Lynette starts the novel by explaining how careful she is: she has fortified her home, she doesn’t leave unless she absolutely must, she tracks people when she is out to see if anyone is following her, she doubles back on her route to lose potential tales, and more. She’s smart! She plans and thinks very carefully. Except when it’s not convenient for the plot because then Lynette lets all of the careful planning and forethought just fly out the window. And I get it; people in slashers also make dumb decisions that don’t make any sense. Maybe that’s what Hendrix was trying do here. But the people making those terrible decisions in slashers are just average people. They are survivors whose entire identity is wrapped in continuing to survive.
And this attempt to play with tropes with little success is consistent throughout the book. There were so many other characters who just felt very 1 dimensional. Perhaps Hendrix was playing with tropes but there was nothing new said about any of these troupes. There’s a lot of back and forth between who was the killer in Lynette’s mind; I felt like it changed on every page. That felt like part of the mystery of who the killer is in a slasher with a couple of red herrings and misdirects, but ultimately it felt like Hendrix didn’t know who the killer was and he was brainstorming ideas along with Lynette.
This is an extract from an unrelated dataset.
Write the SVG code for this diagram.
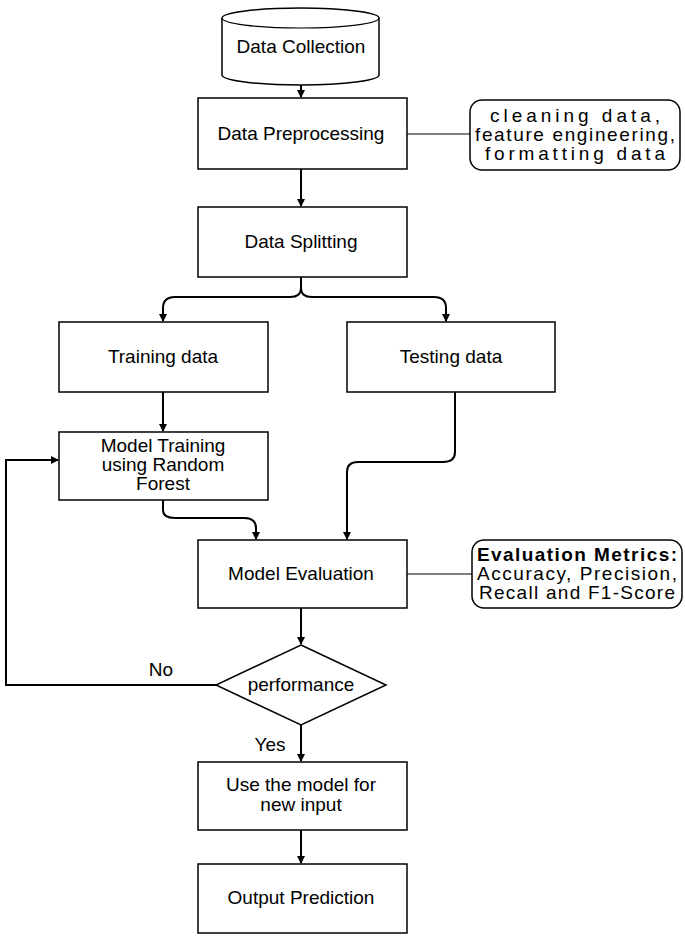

Truth be told, I read this book a few months ago, so I’m a little hazy on many of the finer details on the plot, but one of the most crucial moments of any slasher is when the killer is revealed and there’s at least some level of relief the the Final Girl has bested her villain and at least some level of justice has been had. I do not remember who the killer was. I do not recall how this book ended. It was less than impactful.